Recipe by echo echo
This is a VERY sweet Greek dessert pastry made with farina. I first had some at the bake sale of a Greek Orthodox Church near me, and liked it so much that I obtained the recipe. I make it in a lasagna pan. Delicious! I like it better eaten at least one day after it's baked. I've always found filo easy to obtain--it's generally found in the freezer section of supermarkets near the frozen pie crusts. The cooking times shown do not include cooling time. Plan to let it cool at least an hour or so.
- 4 cups milk
- 1 cup farina or 1 cup cream of wheat
- 1⁄2 teaspoon salt
- 6 eggs, beaten
- 3⁄4 cup sugar
- 6 tablespoons butter
- 1 teaspoon vanilla
- 1 teaspoon cinnamon
- 24 sheets filo pastry (15 x 12-inch)
- 3⁄4 cup butter, melted
- 1 cup water
- 1 cup sugar
- 1⁄4 cup honey
Directions See How It's Made
- Preheat the oven to 350°.
- First make the filling: Heat the milk, then slowly add the farina, stirring constantly.
- Add the salt and boil, stirring, 5 minutes.
- Beat 3/4 cup sugar into the eggs and fold into the farina; continue cooking, stirring constantly, 3 more minutes.
- Add the 6 Tbs butter and stir until absorbed.

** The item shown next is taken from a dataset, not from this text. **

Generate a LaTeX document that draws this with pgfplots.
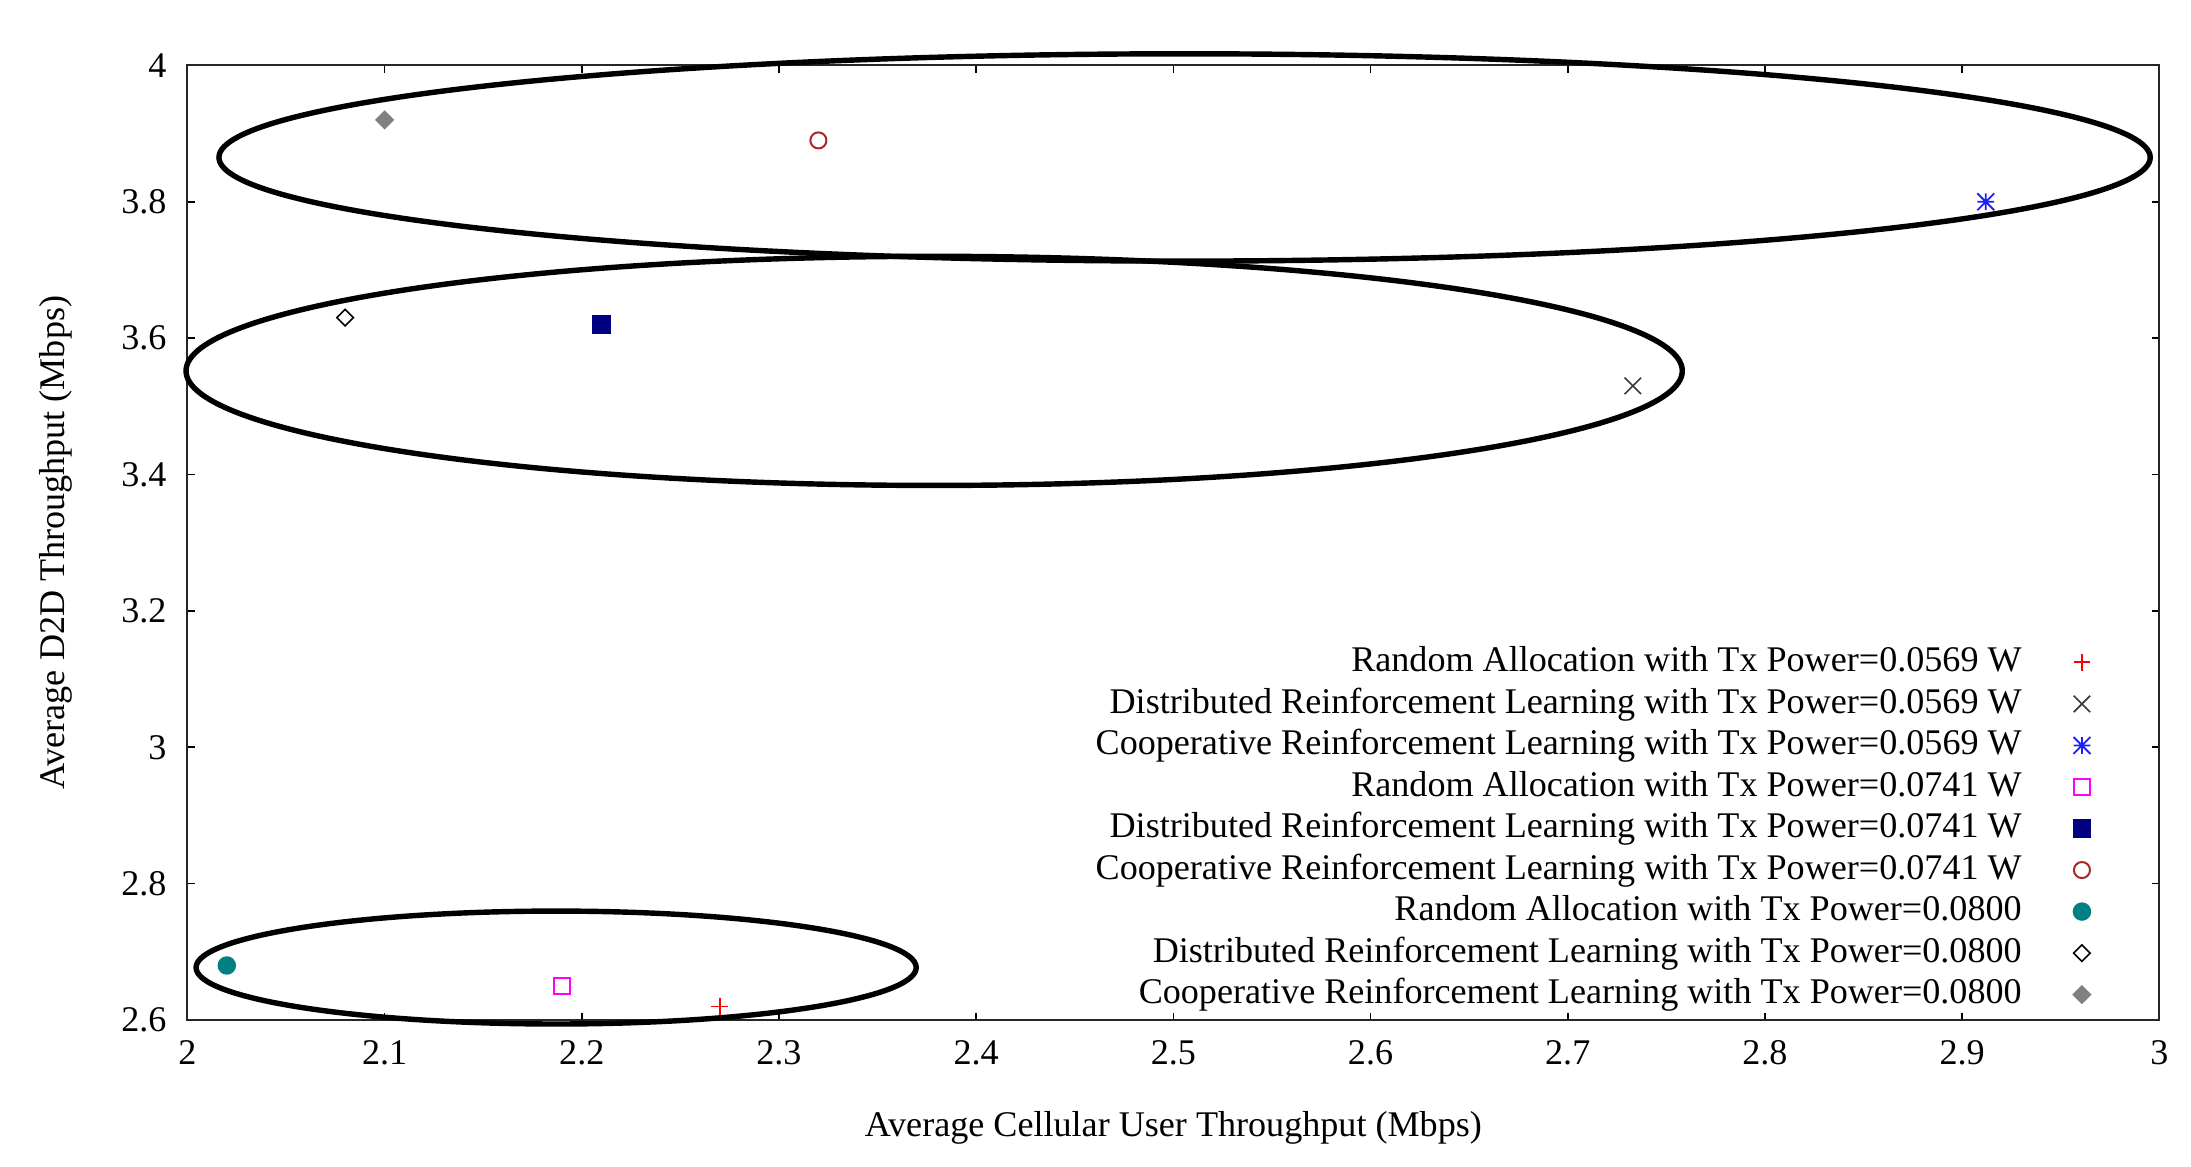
\documentclass[border=0pt]{standalone}
\usepackage{pgfplots}
\pgfplotsset{compat=1.18}
\usepackage{fontspec}
\setmainfont{Liberation Serif}
\definecolor{cx}{RGB}{60,60,60}
\definecolor{cblue}{RGB}{30,30,255}
\definecolor{cmag}{RGB}{255,0,255}
\definecolor{cnavy}{RGB}{0,0,128}
\definecolor{cbrown}{RGB}{165,42,42}
\definecolor{cteal}{RGB}{0,128,128}
\definecolor{cgray}{RGB}{128,128,128}
\pgfdeclareplotmark{gpstar}{%
  \pgfpathmoveto{\pgfqpoint{-\pgfplotmarksize}{0pt}}%
  \pgfpathlineto{\pgfqpoint{\pgfplotmarksize}{0pt}}%
  \pgfpathmoveto{\pgfqpoint{0pt}{-\pgfplotmarksize}}%
  \pgfpathlineto{\pgfqpoint{0pt}{\pgfplotmarksize}}%
  \pgfpathmoveto{\pgfqpoint{-\pgfplotmarksize}{-\pgfplotmarksize}}%
  \pgfpathlineto{\pgfqpoint{\pgfplotmarksize}{\pgfplotmarksize}}%
  \pgfpathmoveto{\pgfqpoint{-\pgfplotmarksize}{\pgfplotmarksize}}%
  \pgfpathlineto{\pgfqpoint{\pgfplotmarksize}{-\pgfplotmarksize}}%
  \pgfusepathqstroke}
\begin{document}
\fontsize{9}{11}\selectfont
\begin{tikzpicture}
\begin{axis}[
  name=ax, at={(0,0)}, anchor=south west,
  scale only axis, width=491.4pt, height=237.9pt,
  xmin=2, xmax=3, ymin=2.6, ymax=4,
  xtick={2,2.1,...,3.01}, ytick={2.6,2.8,...,4.01},
  /pgf/number format/assume math mode=true,
  /pgf/number format/fixed,
  tick align=inside, major tick length=1.8pt,
  tick style={black, line width=0.4pt},
  axis line style={line width=0.5pt, black!85},
  xticklabel style={yshift=-2pt},
  yticklabel style={xshift=-2pt},
  xlabel={Average Cellular User Throughput (Mbps)},
  ylabel={Average D2D Throughput (Mbps)},
  x label style={at={(axis description cs:0.5,-0.1127)}, anchor=center},
  y label style={at={(axis description cs:-0.0665,0.5)}, anchor=center, rotate=0},
  clip=false,
  legend cell align=right,
  legend plot pos=right,
  legend style={draw=none, fill=none, at={(0.9716,-0.0044)}, anchor=south east,
    column sep=12.4pt,
    nodes={inner sep=0.5pt, text height=7pt, text depth=2.35pt}},
  every axis plot/.append style={only marks, mark size=2.1pt},
]
\addplot[red, mark=+, mark options={line width=0.45pt}] coordinates {(2.27,2.62)};
\addlegendentry{Random Allocation with Tx Power=0.0569 W}
\addplot[cx, mark=x, mark size=2.9pt, mark options={line width=0.4pt}] coordinates {(2.733,3.53)};
\addlegendentry{Distributed Reinforcement Learning with Tx Power=0.0569 W}
\addplot[cblue, mark=gpstar, mark options={line width=0.45pt}] coordinates {(2.912,3.80)};
\addlegendentry{Cooperative Reinforcement Learning with Tx Power=0.0569 W}
\addplot[cmag, mark=square, mark size=2.0pt, mark options={line width=0.5pt}] coordinates {(2.19,2.65)};
\addlegendentry{Random Allocation with Tx Power=0.0741 W}
\addplot[cnavy, mark=square*, mark size=2.1pt] coordinates {(2.21,3.62)};
\addlegendentry{Distributed Reinforcement Learning with Tx Power=0.0741 W}
\addplot[cbrown, mark=o, mark size=2.0pt, mark options={line width=0.5pt}] coordinates {(2.32,3.89)};
\addlegendentry{Cooperative Reinforcement Learning with Tx Power=0.0741 W}
\addplot[cteal, mark=*, mark size=2.1pt] coordinates {(2.02,2.68)};
\addlegendentry{Random Allocation with Tx Power=0.0800}
\addplot[black, mark=square, mark size=1.45pt, mark options={rotate=45, line width=0.4pt}] coordinates {(2.08,3.63)};
\addlegendentry{Distributed Reinforcement Learning with Tx Power=0.0800}
\addplot[cgray, mark=square*, mark size=1.5pt, mark options={rotate=45}] coordinates {(2.10,3.92)};
\addlegendentry{Cooperative Reinforcement Learning with Tx Power=0.0800}
\draw[line width=1.35pt] (axis cs:2.5057,3.865) ellipse [x radius=0.4897, y radius=0.152];
\draw[line width=1.35pt] (axis cs:2.3787,3.552) ellipse [x radius=0.3794, y radius=0.168];
\draw[line width=1.35pt] (axis cs:2.187,2.677) ellipse [x radius=0.1826, y radius=0.0828];
\end{axis}
\pgfresetboundingbox
\path (-46.7pt,-36.4pt) rectangle (499.3pt,254.2pt);
\end{tikzpicture}
\end{document}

- Remove the filling from the heat, add the vanilla and cinnamon, and cool, stirring occasionally.
- Next prepare the pastry: Brush a 15 X 12-inch baking dish with melted butter and lay in 12 sheets of filo, brushing each sheet with melted butter.
- Spread the farina mixture over the pastry and cover with the rest of the filo, also brushed with butter.
- Pour any remaining butter over the top.
- Cut through the top (but NOT the bottom) layer of the pastry into approximately 2-inch squares.
- Bake 45 minutes.
- Cool to lukewarm.
- While the pastry is baking, make the syrup: Combine the water, 1 cup sugar and honey; boil for 10 minutes and let cool to lukewarm.
- When the galotoboureko has cooled, cut through the custard and bottom pastry layers.
- Pour the cooled honey syrup over the pastry and let cool completely before serving.